- Exercise goal:
Among the lines below, list those containing the string "image".

##############################

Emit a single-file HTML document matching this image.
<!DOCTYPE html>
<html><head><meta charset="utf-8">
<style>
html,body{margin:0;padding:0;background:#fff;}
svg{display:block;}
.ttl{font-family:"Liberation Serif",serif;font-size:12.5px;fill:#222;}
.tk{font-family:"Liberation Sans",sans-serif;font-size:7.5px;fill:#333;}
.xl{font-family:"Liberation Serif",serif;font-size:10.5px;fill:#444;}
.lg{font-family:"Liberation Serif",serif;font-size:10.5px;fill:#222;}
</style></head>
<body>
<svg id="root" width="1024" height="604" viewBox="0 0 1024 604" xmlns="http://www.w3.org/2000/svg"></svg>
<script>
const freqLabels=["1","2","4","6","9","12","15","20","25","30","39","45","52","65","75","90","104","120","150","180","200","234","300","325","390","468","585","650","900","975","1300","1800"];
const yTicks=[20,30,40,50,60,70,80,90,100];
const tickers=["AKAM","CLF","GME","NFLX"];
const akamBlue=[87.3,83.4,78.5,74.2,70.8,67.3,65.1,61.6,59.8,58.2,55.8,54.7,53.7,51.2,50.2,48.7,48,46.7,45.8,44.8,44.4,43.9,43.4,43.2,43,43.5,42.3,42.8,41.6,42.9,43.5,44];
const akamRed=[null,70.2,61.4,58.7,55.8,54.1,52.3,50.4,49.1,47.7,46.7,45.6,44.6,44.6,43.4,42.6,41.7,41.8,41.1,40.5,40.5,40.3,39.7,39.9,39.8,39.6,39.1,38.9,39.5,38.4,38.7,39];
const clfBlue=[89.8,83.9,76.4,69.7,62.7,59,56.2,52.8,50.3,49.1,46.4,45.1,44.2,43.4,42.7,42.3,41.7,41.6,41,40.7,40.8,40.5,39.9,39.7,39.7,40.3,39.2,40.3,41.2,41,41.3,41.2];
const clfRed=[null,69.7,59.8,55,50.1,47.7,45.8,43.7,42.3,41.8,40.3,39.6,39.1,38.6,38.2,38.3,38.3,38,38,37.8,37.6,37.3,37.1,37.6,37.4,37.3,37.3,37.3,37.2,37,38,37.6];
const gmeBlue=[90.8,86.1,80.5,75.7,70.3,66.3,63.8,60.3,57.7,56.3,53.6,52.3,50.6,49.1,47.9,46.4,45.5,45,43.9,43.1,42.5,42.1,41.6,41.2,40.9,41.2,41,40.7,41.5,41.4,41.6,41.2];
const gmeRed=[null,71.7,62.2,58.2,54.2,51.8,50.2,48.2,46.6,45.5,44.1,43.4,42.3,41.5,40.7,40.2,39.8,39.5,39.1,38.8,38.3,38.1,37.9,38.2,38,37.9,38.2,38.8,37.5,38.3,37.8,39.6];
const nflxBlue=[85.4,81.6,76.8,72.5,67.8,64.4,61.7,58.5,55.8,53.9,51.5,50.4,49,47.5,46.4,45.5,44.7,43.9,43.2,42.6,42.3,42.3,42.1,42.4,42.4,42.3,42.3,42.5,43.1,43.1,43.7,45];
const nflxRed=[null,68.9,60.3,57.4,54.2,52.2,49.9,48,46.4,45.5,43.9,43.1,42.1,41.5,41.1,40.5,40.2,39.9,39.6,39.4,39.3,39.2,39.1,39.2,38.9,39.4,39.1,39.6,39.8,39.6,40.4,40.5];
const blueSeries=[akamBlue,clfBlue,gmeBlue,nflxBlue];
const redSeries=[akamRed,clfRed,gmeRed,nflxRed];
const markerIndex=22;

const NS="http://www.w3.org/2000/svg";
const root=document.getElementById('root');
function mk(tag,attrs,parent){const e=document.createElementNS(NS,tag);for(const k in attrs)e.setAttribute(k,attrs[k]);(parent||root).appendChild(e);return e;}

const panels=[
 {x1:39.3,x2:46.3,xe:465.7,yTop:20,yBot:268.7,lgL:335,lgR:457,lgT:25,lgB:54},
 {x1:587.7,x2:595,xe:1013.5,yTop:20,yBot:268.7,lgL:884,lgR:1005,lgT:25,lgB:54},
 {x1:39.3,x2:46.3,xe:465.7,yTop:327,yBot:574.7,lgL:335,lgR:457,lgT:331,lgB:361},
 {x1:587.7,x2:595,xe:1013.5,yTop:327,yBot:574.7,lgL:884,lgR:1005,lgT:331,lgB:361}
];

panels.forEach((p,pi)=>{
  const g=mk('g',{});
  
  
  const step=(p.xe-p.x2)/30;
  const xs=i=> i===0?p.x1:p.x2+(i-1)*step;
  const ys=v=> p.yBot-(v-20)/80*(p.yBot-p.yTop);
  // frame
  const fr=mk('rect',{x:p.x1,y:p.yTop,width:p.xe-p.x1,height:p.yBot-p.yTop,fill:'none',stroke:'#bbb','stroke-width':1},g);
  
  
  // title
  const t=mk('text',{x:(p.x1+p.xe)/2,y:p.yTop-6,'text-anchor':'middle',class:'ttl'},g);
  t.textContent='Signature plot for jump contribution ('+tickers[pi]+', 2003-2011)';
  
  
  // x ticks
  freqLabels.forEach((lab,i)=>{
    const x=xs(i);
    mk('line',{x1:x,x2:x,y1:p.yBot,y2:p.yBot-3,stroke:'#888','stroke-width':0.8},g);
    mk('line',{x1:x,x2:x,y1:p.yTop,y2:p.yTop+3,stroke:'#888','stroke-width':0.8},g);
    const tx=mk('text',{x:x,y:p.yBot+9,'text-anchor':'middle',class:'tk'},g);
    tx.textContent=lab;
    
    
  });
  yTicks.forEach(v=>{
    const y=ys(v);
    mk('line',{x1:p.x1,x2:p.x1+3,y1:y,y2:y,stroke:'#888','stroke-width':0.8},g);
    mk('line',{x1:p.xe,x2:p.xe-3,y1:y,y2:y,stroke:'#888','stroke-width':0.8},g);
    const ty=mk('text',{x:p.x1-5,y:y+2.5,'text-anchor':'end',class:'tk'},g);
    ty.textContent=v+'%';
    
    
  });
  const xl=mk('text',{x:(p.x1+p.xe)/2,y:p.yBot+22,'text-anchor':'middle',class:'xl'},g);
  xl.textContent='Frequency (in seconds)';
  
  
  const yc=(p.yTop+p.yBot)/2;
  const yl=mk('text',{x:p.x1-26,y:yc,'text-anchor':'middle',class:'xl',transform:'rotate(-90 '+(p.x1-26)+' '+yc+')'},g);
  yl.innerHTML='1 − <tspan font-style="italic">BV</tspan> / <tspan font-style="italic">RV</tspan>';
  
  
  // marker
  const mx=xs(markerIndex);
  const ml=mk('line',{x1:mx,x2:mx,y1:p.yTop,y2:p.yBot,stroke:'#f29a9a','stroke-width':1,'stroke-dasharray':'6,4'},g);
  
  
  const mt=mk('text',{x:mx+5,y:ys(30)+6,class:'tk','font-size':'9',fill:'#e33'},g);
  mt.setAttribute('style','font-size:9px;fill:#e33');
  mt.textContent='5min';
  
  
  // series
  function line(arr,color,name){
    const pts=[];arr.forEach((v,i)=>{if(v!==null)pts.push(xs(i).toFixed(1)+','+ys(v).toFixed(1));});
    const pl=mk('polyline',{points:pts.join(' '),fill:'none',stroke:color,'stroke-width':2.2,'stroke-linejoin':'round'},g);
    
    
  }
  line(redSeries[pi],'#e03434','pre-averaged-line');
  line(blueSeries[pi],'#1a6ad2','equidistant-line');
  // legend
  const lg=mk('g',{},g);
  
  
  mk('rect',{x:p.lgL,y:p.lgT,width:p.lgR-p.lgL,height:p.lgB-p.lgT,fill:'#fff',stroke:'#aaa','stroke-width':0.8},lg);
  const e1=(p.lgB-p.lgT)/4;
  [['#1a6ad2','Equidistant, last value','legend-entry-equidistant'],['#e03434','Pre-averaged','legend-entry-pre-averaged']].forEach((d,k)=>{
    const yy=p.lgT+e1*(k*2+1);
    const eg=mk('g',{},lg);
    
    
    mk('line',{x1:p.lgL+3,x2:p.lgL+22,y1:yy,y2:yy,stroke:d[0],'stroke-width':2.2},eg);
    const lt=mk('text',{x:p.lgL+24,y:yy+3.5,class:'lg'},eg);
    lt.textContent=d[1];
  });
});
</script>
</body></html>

##############################

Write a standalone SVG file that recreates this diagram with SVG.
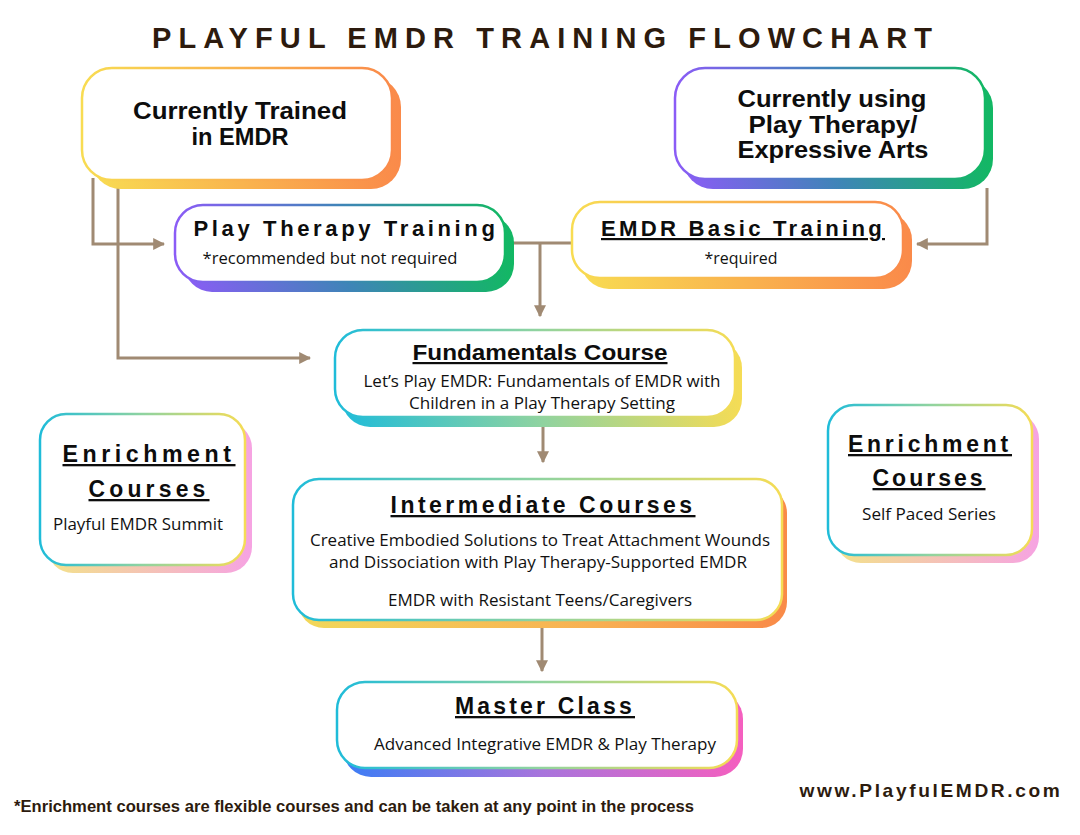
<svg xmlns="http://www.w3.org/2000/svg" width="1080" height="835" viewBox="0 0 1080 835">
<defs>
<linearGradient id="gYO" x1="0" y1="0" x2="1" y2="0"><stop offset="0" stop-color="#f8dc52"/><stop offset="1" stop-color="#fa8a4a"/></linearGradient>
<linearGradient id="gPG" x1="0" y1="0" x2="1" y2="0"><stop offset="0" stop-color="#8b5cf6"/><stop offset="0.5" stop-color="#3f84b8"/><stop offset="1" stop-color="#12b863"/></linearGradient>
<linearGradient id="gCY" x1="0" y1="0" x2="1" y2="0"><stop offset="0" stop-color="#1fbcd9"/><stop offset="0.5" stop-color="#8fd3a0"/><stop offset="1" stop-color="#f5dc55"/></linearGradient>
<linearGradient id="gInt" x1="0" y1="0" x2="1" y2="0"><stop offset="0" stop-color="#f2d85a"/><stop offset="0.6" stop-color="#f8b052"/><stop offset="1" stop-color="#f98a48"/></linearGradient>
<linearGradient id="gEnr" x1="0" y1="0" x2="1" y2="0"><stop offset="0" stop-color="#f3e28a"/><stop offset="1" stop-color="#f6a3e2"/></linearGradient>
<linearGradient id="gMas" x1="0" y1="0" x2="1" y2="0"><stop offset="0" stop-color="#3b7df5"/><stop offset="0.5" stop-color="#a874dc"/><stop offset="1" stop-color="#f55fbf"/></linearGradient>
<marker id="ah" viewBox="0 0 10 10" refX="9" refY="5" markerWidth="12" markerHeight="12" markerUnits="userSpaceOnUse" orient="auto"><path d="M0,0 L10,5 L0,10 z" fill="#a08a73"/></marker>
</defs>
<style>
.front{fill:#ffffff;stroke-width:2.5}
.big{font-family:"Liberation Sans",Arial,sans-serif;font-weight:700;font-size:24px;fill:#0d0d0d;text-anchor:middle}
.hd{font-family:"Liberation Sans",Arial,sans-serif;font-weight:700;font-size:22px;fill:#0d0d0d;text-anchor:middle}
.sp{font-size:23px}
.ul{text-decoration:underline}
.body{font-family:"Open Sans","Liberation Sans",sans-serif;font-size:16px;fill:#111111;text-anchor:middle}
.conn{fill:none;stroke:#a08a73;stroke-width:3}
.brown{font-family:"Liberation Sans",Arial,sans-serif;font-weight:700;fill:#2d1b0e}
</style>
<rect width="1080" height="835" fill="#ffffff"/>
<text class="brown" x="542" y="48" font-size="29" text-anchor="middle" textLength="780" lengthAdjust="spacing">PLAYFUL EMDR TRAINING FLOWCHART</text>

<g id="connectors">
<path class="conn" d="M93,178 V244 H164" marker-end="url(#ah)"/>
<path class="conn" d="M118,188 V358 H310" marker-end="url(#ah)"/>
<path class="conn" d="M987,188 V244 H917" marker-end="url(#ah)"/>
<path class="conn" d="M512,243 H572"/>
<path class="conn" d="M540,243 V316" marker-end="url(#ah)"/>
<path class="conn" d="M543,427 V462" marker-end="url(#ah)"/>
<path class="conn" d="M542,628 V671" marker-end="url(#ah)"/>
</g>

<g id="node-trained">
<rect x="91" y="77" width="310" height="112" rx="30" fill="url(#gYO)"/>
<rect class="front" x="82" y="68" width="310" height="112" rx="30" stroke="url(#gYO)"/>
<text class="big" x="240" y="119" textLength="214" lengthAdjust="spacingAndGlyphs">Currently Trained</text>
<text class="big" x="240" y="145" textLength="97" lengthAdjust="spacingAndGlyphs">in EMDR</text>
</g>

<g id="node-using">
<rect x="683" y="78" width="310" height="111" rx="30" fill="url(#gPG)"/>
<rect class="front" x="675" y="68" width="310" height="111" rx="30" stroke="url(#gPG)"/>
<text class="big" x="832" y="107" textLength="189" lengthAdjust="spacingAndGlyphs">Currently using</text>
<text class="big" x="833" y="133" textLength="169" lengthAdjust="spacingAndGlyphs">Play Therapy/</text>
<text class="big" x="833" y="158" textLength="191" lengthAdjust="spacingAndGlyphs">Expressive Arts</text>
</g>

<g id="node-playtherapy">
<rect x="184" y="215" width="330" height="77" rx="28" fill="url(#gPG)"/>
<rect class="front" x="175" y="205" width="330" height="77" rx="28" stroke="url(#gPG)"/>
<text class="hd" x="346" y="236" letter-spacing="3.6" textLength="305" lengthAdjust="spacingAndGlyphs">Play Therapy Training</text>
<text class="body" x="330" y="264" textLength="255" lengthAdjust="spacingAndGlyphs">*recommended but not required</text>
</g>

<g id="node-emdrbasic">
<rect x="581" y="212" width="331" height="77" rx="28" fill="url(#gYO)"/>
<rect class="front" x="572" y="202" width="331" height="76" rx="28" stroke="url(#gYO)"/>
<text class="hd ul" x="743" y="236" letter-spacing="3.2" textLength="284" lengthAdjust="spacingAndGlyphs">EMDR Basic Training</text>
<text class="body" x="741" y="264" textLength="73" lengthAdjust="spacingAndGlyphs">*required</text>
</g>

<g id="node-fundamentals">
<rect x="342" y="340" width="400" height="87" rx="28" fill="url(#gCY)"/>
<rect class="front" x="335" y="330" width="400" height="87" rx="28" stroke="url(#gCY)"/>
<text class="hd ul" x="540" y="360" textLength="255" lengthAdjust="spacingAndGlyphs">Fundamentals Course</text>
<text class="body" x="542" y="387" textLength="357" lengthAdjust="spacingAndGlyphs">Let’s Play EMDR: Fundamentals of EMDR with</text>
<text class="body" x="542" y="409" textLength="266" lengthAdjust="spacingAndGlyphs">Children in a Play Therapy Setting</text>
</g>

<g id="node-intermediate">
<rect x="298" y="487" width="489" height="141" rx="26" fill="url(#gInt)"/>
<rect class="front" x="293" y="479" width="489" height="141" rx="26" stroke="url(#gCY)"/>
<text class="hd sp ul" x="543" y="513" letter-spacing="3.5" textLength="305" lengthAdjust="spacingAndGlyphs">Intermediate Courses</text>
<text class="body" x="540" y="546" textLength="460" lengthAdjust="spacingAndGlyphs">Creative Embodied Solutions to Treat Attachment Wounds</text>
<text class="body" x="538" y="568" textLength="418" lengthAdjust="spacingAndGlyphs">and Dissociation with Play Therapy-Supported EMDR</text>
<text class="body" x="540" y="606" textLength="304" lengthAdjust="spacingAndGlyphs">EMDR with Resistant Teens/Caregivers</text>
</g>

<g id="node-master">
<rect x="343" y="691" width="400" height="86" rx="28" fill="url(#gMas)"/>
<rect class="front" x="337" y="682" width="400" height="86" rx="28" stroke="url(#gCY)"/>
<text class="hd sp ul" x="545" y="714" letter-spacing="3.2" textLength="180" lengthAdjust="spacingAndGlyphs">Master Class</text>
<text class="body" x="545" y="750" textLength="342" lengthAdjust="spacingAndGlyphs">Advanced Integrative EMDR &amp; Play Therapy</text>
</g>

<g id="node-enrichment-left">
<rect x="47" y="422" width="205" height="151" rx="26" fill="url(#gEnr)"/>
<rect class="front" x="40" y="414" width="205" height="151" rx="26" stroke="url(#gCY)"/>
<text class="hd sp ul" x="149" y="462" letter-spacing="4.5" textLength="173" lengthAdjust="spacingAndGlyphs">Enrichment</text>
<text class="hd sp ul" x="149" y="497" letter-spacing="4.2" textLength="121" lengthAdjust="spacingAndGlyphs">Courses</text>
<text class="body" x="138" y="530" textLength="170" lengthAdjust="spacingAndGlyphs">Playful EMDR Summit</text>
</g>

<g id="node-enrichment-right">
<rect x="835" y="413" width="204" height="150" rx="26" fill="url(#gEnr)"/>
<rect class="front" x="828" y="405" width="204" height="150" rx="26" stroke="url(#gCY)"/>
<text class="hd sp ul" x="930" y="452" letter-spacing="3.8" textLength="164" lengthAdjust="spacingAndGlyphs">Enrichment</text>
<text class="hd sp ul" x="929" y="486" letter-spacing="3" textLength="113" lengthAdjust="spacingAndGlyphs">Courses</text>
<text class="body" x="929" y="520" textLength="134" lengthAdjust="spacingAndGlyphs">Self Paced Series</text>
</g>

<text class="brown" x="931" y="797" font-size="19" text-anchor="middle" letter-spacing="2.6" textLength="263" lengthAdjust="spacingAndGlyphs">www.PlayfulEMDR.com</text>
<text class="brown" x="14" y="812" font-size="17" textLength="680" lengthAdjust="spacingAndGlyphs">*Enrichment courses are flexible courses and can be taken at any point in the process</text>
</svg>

##############################

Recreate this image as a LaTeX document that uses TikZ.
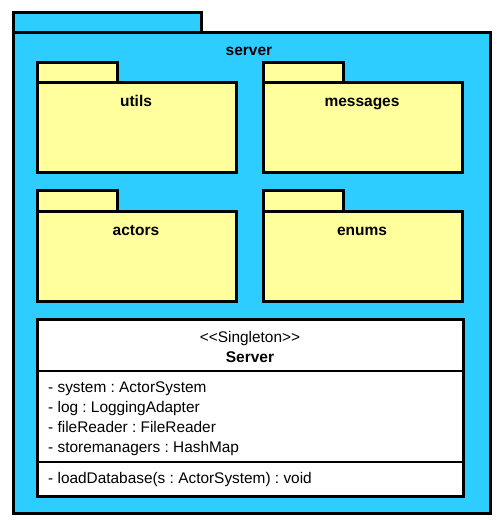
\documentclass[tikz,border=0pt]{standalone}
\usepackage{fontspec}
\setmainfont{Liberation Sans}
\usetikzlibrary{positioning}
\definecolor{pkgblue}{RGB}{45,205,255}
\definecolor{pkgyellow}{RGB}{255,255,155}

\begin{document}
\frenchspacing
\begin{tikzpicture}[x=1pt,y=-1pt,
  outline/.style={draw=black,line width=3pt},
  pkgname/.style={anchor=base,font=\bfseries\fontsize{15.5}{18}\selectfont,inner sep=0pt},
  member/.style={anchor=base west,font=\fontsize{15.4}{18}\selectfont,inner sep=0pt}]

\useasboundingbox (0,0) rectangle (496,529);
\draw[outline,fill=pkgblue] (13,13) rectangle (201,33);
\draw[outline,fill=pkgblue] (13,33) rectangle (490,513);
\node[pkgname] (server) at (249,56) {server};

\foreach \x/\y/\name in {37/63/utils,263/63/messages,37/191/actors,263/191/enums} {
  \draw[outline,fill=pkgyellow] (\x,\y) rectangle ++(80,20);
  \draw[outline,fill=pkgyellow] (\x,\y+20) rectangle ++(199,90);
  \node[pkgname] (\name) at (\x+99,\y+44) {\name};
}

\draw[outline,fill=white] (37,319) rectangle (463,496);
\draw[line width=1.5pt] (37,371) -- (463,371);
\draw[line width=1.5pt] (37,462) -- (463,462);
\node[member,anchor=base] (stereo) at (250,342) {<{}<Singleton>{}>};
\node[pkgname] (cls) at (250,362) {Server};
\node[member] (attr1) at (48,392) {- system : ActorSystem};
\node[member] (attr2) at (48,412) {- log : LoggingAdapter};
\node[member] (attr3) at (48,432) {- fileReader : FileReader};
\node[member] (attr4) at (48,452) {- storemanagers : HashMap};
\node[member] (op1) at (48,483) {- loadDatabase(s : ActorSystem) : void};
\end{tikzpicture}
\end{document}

##############################

- Written response:
Emit a single-file HTML document matching this image.
Recreate this image as a LaTeX document that uses TikZ.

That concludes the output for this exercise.